GIVEN INSTRUCTION - Return each line of the records holding the string "that".

DATA SUPPLIED -
**********
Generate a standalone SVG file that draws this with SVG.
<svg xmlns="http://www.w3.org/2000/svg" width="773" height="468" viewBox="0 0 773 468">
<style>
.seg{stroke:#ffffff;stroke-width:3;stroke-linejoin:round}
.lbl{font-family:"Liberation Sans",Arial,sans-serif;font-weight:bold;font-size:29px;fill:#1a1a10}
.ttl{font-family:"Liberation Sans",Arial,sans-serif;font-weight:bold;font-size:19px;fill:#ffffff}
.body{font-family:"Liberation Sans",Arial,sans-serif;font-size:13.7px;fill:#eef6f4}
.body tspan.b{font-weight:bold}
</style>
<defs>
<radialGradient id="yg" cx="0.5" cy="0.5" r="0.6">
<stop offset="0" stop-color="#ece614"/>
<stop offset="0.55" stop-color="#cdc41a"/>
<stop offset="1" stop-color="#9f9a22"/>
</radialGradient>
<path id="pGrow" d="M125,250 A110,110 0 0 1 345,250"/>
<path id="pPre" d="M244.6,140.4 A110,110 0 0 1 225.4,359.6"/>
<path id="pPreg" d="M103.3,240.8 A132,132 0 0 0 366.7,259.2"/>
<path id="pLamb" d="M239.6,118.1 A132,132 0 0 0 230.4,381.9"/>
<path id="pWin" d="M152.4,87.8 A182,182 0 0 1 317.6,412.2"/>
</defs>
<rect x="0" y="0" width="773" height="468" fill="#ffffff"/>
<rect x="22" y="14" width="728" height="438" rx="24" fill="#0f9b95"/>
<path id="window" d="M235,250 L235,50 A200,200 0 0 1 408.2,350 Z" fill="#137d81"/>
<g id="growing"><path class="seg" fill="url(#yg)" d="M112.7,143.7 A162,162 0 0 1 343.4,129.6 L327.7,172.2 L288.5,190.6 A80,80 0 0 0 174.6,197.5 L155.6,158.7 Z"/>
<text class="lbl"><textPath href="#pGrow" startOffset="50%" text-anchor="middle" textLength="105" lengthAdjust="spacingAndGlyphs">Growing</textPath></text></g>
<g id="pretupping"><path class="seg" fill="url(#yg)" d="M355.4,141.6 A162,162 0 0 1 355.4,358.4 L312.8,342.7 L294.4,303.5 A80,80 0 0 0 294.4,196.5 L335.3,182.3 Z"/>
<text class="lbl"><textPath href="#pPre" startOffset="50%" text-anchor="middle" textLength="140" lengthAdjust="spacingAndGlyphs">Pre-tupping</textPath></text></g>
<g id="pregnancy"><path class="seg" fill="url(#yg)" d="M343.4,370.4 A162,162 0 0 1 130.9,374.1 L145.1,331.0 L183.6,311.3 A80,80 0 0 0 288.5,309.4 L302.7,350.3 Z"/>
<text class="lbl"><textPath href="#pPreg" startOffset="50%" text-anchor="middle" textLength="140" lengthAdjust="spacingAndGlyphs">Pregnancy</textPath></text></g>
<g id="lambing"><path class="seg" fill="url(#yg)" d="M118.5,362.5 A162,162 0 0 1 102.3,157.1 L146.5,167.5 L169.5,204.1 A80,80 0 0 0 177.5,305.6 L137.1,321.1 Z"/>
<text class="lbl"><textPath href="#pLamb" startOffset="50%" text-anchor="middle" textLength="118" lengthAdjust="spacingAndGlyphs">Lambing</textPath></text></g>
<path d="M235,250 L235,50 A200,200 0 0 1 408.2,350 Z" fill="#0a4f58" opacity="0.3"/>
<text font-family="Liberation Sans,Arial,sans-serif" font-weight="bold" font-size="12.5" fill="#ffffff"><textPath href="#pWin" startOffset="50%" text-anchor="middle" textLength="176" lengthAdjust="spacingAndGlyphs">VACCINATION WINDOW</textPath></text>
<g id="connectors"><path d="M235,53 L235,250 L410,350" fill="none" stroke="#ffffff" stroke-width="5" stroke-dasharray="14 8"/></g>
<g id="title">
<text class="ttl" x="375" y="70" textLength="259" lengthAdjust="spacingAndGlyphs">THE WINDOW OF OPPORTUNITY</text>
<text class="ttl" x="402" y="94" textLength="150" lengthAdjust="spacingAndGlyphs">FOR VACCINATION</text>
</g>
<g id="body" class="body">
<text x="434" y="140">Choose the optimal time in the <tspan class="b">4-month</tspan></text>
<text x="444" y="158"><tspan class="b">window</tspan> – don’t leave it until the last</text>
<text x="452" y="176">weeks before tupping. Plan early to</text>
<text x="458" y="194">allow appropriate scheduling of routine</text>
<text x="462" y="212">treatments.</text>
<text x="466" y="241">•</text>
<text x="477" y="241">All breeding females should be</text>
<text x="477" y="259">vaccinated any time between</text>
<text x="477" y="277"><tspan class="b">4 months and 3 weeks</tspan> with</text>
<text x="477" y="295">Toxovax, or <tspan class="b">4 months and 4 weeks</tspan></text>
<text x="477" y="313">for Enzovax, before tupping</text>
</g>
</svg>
**********
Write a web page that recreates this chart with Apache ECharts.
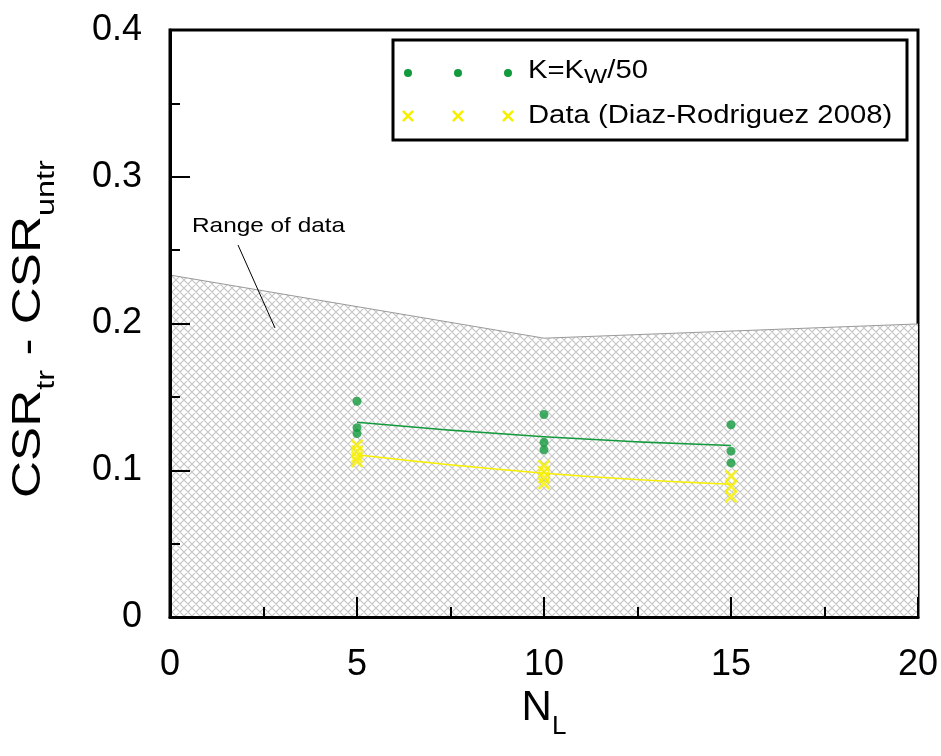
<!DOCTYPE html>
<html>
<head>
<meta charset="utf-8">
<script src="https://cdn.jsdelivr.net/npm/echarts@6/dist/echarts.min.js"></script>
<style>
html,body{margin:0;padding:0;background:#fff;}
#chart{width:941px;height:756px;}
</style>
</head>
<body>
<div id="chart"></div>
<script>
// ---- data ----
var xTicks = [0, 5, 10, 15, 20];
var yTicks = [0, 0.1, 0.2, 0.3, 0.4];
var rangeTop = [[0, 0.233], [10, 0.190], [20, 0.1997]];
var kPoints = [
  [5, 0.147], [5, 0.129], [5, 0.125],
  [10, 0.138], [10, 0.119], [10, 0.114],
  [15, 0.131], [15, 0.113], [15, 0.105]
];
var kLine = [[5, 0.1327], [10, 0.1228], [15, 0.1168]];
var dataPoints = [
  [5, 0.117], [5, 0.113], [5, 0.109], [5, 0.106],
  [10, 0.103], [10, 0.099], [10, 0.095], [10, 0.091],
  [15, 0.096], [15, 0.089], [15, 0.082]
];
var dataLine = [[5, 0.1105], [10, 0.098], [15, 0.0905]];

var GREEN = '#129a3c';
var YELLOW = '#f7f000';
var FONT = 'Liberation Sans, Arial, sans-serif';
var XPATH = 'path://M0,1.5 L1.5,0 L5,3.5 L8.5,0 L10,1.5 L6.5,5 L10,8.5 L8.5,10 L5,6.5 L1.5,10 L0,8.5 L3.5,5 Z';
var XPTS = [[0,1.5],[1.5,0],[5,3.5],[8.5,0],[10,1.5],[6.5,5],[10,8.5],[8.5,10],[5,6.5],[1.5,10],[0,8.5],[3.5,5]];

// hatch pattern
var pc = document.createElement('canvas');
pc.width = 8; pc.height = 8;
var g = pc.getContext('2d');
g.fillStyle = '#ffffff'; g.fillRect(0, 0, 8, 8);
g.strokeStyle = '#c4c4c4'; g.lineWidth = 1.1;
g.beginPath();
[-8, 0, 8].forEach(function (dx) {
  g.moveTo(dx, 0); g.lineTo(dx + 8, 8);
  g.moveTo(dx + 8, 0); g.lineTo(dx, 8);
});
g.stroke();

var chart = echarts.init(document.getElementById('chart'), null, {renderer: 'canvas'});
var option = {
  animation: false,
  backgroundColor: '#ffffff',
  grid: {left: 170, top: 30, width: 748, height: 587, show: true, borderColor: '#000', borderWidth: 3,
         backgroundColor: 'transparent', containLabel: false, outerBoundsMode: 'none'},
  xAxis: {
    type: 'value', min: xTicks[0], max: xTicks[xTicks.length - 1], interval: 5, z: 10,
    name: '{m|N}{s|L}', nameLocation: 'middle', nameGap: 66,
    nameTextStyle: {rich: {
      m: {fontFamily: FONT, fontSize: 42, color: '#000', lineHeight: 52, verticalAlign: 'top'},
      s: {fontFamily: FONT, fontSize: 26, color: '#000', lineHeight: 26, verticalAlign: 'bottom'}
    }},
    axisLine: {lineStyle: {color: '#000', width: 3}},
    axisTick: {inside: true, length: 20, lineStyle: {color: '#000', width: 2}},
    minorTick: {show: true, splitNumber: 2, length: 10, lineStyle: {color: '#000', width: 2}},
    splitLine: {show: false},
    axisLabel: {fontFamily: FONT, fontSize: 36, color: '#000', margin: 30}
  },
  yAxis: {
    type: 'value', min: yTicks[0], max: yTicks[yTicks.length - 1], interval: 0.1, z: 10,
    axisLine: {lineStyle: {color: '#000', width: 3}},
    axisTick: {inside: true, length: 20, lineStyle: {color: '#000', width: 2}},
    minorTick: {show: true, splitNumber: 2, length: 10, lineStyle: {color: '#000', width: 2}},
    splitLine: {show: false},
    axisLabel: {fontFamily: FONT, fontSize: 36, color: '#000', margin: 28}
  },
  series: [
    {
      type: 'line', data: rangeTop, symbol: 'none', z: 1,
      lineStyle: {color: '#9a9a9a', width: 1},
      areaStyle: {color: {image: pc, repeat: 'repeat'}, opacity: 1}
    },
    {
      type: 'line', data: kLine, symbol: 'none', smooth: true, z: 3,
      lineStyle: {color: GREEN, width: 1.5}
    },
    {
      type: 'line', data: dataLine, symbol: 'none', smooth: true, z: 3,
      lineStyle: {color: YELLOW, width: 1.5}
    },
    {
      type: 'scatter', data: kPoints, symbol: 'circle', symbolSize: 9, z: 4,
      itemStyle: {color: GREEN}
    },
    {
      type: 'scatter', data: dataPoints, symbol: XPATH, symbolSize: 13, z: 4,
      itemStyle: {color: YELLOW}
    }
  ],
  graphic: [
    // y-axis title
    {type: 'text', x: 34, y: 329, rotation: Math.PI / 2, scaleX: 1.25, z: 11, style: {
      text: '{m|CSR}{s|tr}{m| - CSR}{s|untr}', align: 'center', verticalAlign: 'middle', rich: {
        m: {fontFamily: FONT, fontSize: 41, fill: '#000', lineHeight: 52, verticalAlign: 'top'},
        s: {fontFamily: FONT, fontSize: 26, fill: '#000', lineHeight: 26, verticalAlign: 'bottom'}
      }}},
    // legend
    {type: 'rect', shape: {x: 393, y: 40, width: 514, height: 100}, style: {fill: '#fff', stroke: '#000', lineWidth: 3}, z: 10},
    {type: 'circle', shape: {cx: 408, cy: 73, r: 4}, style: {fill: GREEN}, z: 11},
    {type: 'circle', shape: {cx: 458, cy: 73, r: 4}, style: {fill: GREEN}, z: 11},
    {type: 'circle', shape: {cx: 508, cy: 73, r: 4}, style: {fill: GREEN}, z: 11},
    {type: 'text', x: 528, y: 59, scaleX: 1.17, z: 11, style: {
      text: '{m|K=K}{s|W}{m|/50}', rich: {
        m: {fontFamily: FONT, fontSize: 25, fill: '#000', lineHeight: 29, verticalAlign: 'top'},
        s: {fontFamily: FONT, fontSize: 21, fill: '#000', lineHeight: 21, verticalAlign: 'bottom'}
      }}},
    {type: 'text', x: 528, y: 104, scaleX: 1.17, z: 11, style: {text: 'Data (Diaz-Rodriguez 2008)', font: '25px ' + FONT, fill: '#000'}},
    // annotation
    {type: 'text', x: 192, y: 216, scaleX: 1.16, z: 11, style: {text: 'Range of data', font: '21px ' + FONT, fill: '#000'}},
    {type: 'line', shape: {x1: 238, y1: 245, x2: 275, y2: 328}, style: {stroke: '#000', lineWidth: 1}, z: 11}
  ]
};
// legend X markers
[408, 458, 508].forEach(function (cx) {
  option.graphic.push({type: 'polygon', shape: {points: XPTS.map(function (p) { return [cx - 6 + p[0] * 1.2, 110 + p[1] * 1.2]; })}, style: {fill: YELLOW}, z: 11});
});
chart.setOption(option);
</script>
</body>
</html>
**********
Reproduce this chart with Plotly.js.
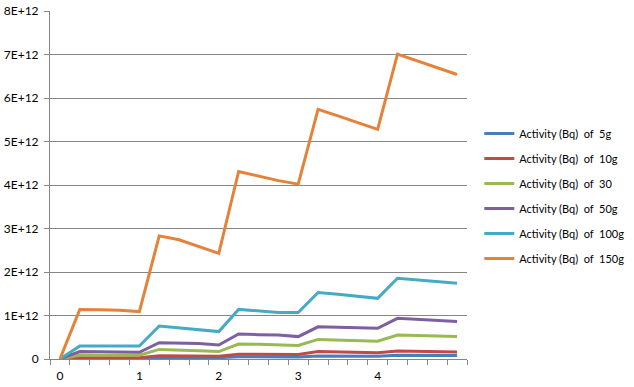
**********
FINAL RESULT -
Generate a standalone SVG file that draws this with SVG.
Write a web page that recreates this chart with Apache ECharts.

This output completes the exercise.